• **Code that draws figures**:
((
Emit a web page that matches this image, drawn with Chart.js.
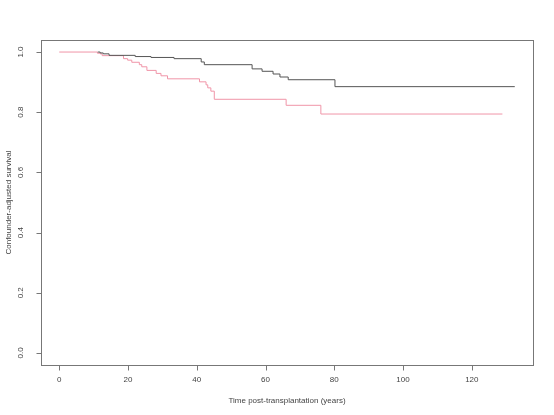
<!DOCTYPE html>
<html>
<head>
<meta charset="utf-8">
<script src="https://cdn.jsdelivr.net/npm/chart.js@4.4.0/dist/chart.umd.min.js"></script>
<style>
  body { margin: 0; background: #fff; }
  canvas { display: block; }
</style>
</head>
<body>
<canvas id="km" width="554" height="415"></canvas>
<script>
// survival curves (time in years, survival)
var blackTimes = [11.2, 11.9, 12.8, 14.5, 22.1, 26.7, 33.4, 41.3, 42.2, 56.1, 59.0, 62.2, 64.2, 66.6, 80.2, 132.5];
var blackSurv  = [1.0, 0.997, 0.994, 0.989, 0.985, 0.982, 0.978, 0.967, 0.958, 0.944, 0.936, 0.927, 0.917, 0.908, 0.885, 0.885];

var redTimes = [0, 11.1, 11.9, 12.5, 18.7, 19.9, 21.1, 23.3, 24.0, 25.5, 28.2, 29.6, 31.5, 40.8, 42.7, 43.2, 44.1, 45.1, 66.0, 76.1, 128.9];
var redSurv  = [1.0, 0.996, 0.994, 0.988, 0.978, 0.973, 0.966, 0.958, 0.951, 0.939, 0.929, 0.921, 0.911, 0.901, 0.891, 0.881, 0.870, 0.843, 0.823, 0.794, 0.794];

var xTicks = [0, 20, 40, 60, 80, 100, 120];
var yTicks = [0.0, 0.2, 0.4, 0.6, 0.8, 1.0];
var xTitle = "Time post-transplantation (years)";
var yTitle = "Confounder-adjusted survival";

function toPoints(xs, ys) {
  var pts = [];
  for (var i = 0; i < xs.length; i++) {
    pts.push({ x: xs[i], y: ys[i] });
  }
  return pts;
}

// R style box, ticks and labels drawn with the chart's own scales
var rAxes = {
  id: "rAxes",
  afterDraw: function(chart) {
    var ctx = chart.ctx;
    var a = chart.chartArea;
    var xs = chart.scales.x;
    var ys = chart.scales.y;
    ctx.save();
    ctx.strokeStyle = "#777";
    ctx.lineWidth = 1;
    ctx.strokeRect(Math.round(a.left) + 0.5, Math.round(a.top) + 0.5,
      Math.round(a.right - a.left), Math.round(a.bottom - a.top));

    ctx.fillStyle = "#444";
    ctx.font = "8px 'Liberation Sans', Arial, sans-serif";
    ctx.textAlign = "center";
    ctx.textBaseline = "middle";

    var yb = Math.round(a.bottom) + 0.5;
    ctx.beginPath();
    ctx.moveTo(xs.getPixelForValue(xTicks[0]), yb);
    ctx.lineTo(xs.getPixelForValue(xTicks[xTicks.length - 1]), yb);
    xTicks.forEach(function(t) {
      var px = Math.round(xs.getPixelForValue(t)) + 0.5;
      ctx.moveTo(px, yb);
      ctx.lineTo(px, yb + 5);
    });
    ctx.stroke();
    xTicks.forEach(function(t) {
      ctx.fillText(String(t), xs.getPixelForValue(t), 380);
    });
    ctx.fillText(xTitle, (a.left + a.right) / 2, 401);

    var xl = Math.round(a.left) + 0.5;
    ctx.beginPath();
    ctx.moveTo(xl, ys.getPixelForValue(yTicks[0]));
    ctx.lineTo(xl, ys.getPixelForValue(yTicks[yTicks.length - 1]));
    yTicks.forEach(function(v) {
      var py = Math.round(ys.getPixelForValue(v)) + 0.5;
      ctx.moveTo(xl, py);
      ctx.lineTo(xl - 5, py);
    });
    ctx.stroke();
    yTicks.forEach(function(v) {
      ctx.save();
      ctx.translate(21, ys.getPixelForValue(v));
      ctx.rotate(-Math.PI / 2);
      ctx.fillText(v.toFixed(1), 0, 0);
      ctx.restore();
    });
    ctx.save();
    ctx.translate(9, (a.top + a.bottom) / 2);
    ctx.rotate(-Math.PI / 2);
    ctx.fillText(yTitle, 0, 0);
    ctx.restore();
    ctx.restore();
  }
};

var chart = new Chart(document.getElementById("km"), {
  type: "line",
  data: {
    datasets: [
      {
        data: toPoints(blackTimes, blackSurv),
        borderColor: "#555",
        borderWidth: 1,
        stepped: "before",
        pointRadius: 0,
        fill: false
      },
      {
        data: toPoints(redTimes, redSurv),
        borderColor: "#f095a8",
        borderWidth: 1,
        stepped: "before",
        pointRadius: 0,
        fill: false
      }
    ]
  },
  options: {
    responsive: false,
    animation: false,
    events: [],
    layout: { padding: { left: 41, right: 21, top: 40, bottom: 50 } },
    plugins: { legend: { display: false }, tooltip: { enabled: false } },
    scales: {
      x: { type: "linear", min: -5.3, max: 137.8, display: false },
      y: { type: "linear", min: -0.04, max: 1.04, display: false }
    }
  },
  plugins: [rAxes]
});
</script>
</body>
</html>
))
((
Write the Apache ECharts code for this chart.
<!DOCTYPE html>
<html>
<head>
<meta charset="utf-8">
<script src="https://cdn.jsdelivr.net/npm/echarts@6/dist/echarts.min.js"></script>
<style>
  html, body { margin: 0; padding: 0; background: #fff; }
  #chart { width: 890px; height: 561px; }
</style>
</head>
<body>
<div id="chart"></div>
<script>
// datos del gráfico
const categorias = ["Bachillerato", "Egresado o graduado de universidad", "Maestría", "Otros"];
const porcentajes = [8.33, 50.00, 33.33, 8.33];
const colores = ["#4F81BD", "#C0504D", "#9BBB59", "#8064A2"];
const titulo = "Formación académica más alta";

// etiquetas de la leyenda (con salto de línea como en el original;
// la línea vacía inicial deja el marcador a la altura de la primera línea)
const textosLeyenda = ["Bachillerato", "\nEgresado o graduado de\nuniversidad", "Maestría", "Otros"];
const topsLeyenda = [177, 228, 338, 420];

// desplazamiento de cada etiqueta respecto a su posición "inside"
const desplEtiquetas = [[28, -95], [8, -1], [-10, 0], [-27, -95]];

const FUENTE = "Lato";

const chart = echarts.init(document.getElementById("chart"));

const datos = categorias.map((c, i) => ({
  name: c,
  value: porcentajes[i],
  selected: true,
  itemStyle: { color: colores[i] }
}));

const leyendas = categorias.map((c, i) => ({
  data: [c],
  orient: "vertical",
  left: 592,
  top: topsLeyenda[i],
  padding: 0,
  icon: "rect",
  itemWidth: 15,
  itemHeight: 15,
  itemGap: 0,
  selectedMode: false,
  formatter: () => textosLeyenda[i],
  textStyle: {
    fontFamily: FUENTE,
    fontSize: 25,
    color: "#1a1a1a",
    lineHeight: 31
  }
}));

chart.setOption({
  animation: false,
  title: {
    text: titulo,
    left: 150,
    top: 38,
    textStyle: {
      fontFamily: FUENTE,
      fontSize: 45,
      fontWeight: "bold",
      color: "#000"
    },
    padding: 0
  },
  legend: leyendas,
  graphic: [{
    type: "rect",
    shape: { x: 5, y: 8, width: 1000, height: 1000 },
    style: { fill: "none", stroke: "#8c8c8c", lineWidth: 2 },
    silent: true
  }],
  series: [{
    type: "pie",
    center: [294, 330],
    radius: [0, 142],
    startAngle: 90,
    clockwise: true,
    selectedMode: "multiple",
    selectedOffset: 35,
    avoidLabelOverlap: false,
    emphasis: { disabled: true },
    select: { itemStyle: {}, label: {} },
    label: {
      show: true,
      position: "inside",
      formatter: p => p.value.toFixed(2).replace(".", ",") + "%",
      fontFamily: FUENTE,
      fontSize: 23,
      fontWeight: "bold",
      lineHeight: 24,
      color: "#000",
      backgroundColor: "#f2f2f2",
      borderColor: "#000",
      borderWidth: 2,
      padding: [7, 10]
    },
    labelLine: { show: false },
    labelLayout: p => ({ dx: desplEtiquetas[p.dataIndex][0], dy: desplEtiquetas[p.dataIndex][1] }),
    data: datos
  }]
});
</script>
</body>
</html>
))
• **Exercise description**:
Identify the lines in the records above that contain the word "this", then state how many there are and nothing more.

• **Solution**:
2